Fiquei comovida por saber da verdadeira conversão do meu antigo namorado, mas eu ainda não confiava nele e mesmo com tudo contado, ainda havia muita mágoa acumulada em meu peito.

— Você acredita em mim? — perguntou ele como se estivesse lendo os meus pensamentos e eu apenas o encarei com pena. — Eu mudei tudo. Larguei minha vida de bebedeira pós-plantão e hoje tenho uma postura diferente em relação as mulheres e a todas as outras coisas.

— Pareceu o mesmo Victor garanhão de sempre com aquela tal Eliana — murmurei ranzinza, e mesmo assim ele escutou.

— Nossa, eu devo ser a pior pessoa do mundo em sua mente, não é? — questionou ofendido e eu dei de ombros.
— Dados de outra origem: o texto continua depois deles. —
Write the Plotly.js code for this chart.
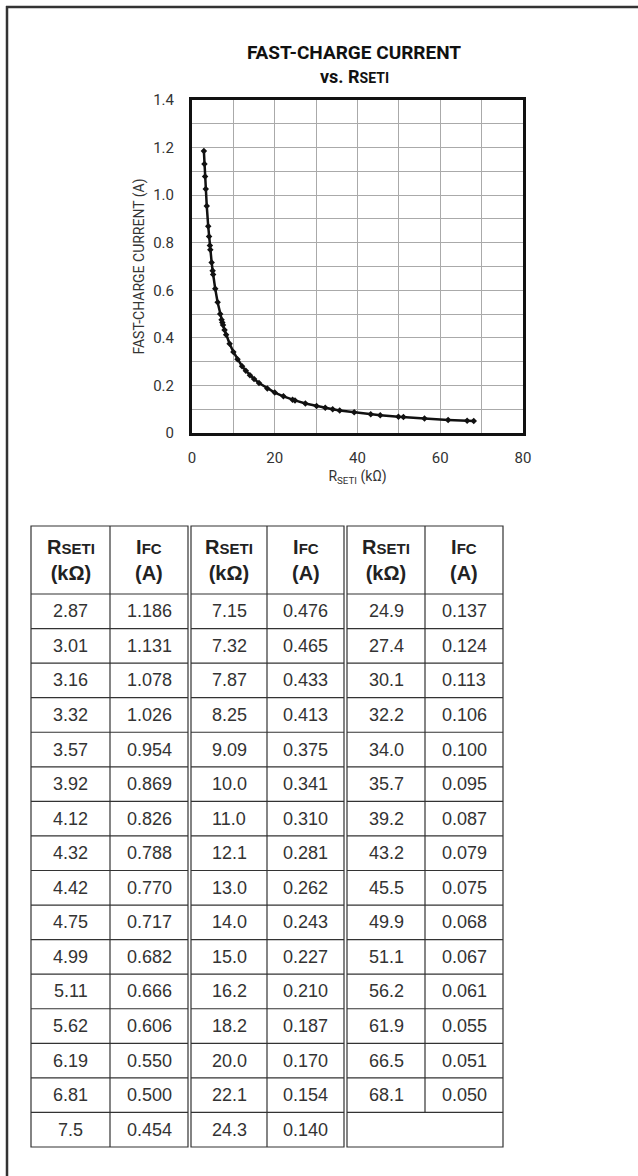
<!DOCTYPE html>
<html>
<head>
<meta charset="utf-8">
<script src="https://cdn.plot.ly/plotly-3.0.1.min.js"></script>
<style>html,body{margin:0;padding:0;background:#fff;}#chart{width:638px;height:1176px;}</style>
</head>
<body>
<div id="chart"></div>
<script>
const RSETI_1 = ["2.87","3.01","3.16","3.32","3.57","3.92","4.12","4.32","4.42","4.75","4.99","5.11","5.62","6.19","6.81","7.5"];
const IFC_1   = ["1.186","1.131","1.078","1.026","0.954","0.869","0.826","0.788","0.770","0.717","0.682","0.666","0.606","0.550","0.500","0.454"];
const RSETI_2 = ["7.15","7.32","7.87","8.25","9.09","10.0","11.0","12.1","13.0","14.0","15.0","16.2","18.2","20.0","22.1","24.3"];
const IFC_2   = ["0.476","0.465","0.433","0.413","0.375","0.341","0.310","0.281","0.262","0.243","0.227","0.210","0.187","0.170","0.154","0.140"];
const RSETI_3 = ["24.9","27.4","30.1","32.2","34.0","35.7","39.2","43.2","45.5","49.9","51.1","56.2","61.9","66.5","68.1"];
const IFC_3   = ["0.137","0.124","0.113","0.106","0.100","0.095","0.087","0.079","0.075","0.068","0.067","0.061","0.055","0.051","0.050"];

const X_TICK_VALS = [0,20,40,60,80];
const X_TICK_TEXT = ["0","20","40","60","80"];
const Y_TICK_VALS = [0,0.2,0.4,0.6,0.8,1.0,1.2,1.4];
const Y_TICK_TEXT = ["0","0.2","0.4","0.6","0.8","1.0","1.2","1.4"];

const CHART_TITLE = "<b>FAST-CHARGE CURRENT</b>";
const CHART_SUBTITLE = "<b>vs. R<span style='font-size:14px'>SETI</span></b>";
const X_TITLE = "R<sub>SETI</sub> (kΩ)";
const Y_TITLE = "FAST-CHARGE CURRENT (A)";
const HEAD_R = "<b>R<span style='font-size:15px'>SETI</span><br>(kΩ)</b>";
const HEAD_I = "<b>I<span style='font-size:15px'>FC</span><br>(A)</b>";

// ---- Build plotted series (sorted by resistance) ----
const pts = [];
[[RSETI_1,IFC_1],[RSETI_2,IFC_2],[RSETI_3,IFC_3]].forEach(([r,i]) => {
  r.forEach((v,k) => pts.push([parseFloat(v), parseFloat(i[k])]));
});
pts.sort((a,b) => a[0]-b[0]);
const xs = pts.map(p => p[0]);
const ys = pts.map(p => p[1]);

// ---- Layout geometry ----
const W = 638, H = 1176;
const px = x => x / W;
const py = y => 1 - y / H;
const NARROW = "Roboto, 'Liberation Sans', sans-serif";
const SANS = "'Liberation Sans', Arial, Helvetica, sans-serif";

const shapes = [];
const annotations = [];

// Outer frame (top and left edges)
shapes.push({type:'line', xref:'paper', yref:'paper', x0:px(6), x1:1, y0:py(7), y1:py(7), line:{color:'#333', width:2.5}});
shapes.push({type:'line', xref:'paper', yref:'paper', x0:px(7), x1:px(7), y0:py(6), y1:0, line:{color:'#333', width:2.5}});

// Subtitle line under the title
annotations.push({xref:'paper', yref:'paper', x:px(354), y:py(77), text:CHART_SUBTITLE, showarrow:false,
  xanchor:'center', yanchor:'middle', font:{family:NARROW, size:18, color:'#111'}});

// Table
const headTop = 526, headBot = 594, tableBot = 1147;
const rowH = (tableBot - headBot) / 16;
const groups = [
  {l:31,  m:110, r:188, R:RSETI_1, I:IFC_1},
  {l:191, m:267, r:344, R:RSETI_2, I:IFC_2},
  {l:347, m:425, r:503, R:RSETI_3, I:IFC_3}
];
const lc = {color:'#333', width:1.2};
groups.forEach(g => {
  shapes.push({type:'rect', xref:'paper', yref:'paper', x0:px(g.l), x1:px(g.r), y0:py(headTop), y1:py(tableBot), line:lc});
  shapes.push({type:'line', xref:'paper', yref:'paper', x0:px(g.l), x1:px(g.r), y0:py(headBot), y1:py(headBot), line:lc});
  for (let k = 1; k < 16; k++) {
    const y = headBot + k*rowH;
    shapes.push({type:'line', xref:'paper', yref:'paper', x0:px(g.l), x1:px(g.r), y0:py(y), y1:py(y), line:lc});
  }
  const midBot = headBot + g.R.length*rowH;
  shapes.push({type:'line', xref:'paper', yref:'paper', x0:px(g.m), x1:px(g.m), y0:py(headTop), y1:py(midBot), line:lc});
  const c1 = (g.l + g.m)/2, c2 = (g.m + g.r)/2;
  annotations.push({xref:'paper', yref:'paper', x:px(c1), y:py((headTop+headBot)/2), text:HEAD_R, showarrow:false,
    xanchor:'center', yanchor:'middle', font:{family:SANS, size:20, color:'#222'}});
  annotations.push({xref:'paper', yref:'paper', x:px(c2), y:py((headTop+headBot)/2), text:HEAD_I, showarrow:false,
    xanchor:'center', yanchor:'middle', font:{family:SANS, size:20, color:'#222'}});
  g.R.forEach((v,k) => {
    const yc = headBot + (k+0.5)*rowH;
    annotations.push({xref:'paper', yref:'paper', x:px(c1), y:py(yc), text:v, showarrow:false,
      xanchor:'center', yanchor:'middle', font:{family:SANS, size:18, color:'#333'}});
    annotations.push({xref:'paper', yref:'paper', x:px(c2), y:py(yc), text:g.I[k], showarrow:false,
      xanchor:'center', yanchor:'middle', font:{family:SANS, size:18, color:'#333'}});
  });
});

const trace = {
  x: xs, y: ys, type:'scatter', mode:'lines+markers',
  line:{color:'#111', width:2.5},
  marker:{symbol:'diamond', size:5, color:'#111'},
  hoverinfo:'x+y'
};

const axisCommon = {
  showgrid:true, gridcolor:'#aaa', gridwidth:1,
  showline:true, mirror:true, linecolor:'#111', linewidth:3,
  zeroline:false, ticks:'', tickmode:'array',
  tickfont:{family:NARROW, size:15, color:'#333'},
  automargin:false, fixedrange:true
};

const layout = {
  width:W, height:H,
  margin:{l:0, r:0, t:0, b:0},
  paper_bgcolor:'#fff', plot_bgcolor:'#fff',
  showlegend:false,
  title:{text:CHART_TITLE, x:px(354), xanchor:'center', y:py(52), yanchor:'middle',
    font:{family:NARROW, size:19, color:'#111'}},
  xaxis:Object.assign({}, axisCommon, {
    domain:[px(192), px(523)], range:[0,80],
    tickvals:X_TICK_VALS, ticktext:X_TICK_TEXT, ticklabelstandoff:9,
    minor:{tickmode:'linear', tick0:0, dtick:10, showgrid:true, gridcolor:'#aaa', gridwidth:1, ticks:''},
    title:{text:X_TITLE, standoff:6, font:{family:NARROW, size:14, color:'#333'}}
  }),
  yaxis:Object.assign({}, axisCommon, {
    domain:[py(433), py(100)], range:[0,1.4],
    tickvals:Y_TICK_VALS, ticktext:Y_TICK_TEXT, ticklabelstandoff:12,
    minor:{tickmode:'linear', tick0:0, dtick:0.1, showgrid:true, gridcolor:'#aaa', gridwidth:1, ticks:''},
    title:{text:Y_TITLE, standoff:6, font:{family:NARROW, size:14, color:'#333'}}
  }),
  shapes:shapes,
  annotations:annotations
};

Plotly.newPlot('chart', [trace], layout, {staticPlot:true, displayModeBar:false});
</script>
</body>
</html>
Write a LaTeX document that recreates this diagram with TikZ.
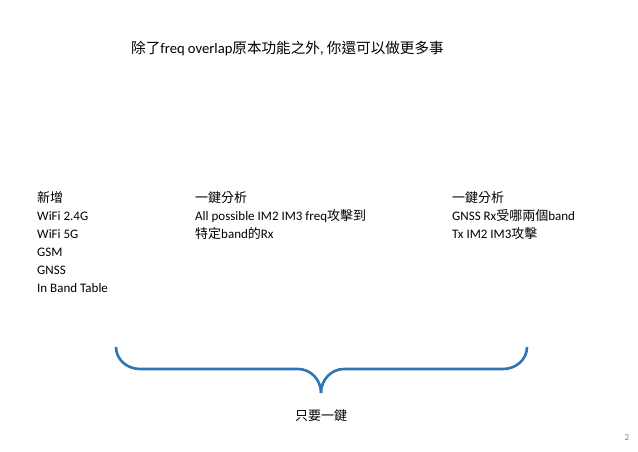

— Sinceramente, depois de tudo, você realmente esperava algo diferente no meu tratar com você? Não ligo se é cristão ou não, eu quero distância de você, Victor — joguei a verdade na cara dele. — Aliás, se não tem mais nada para falar, eu estou indo embora. Obviamente essa conversa não vai chegar a lugar algum.

— E você, hein, Sarah? Sua atitude foi tão ruim quanto a minha e mesmo assim eu te perdoei — Ele acusou repentino, me deixando ainda mais confusa.

— Eu? Quais foram os meus crimes? — rebati indignada, aumentando o tom de voz.

— Preciso mesmo falar? Quer mesmo ter seus podres expostos aqui em público? — afrontou-me franzindo os olhos.

Cruzei os braços e mandei: — Fale!

Ele me olhou com seriedade. — Você me traiu — cochichou aquele absurdo para ninguém na padaria, além de mim, ouvir.

— O quê? Você está louco! Jamais te traí, Victor! — explodi irritada com todas aquelas injúrias.

— Eu sou médico e sei fazer contas, Sarah. A sua filha foi concebida em meados de dezembro quando você me jurava seu amor eterno — esclareceu como se aquilo fosse óbvio para mim.  — Agora, olhe na minha cara e diga a verdade.

— Quer a verdade, seu imbecil? Não passou nem por um minuto nessa sua cabeça de vento que a minha filha poderia ser sua? — perguntei cansada daquela conversa inútil. Nem pensei muito no grande choque contido nos olhos do médico, apenas aproveitei a oportunidade para usar todas as palavras ensaiadas em minha mente durante todo aquele tempo. — Não se faça de sonso agora, Victor. Você nunca quis saber da Maria Isabel, mandou eu aborta-la! Você é um ser desprezível. A pior pessoa do mundo pra mim, pois, se não fosse a misericórdia de Deus, eu poderia ter perdido a maior bênção dele na minha vida. É isso mesmo! Eu nunca usei aquele seu dinheiro sujo para matar minha filha, seguindo suas ordens. Por isso, apenas suma! Vá embora das nossas vidas de uma vez!

E sem esperar resposta, eu saí correndo tendo uma única certeza: ter encontrado o Victor foi um erro.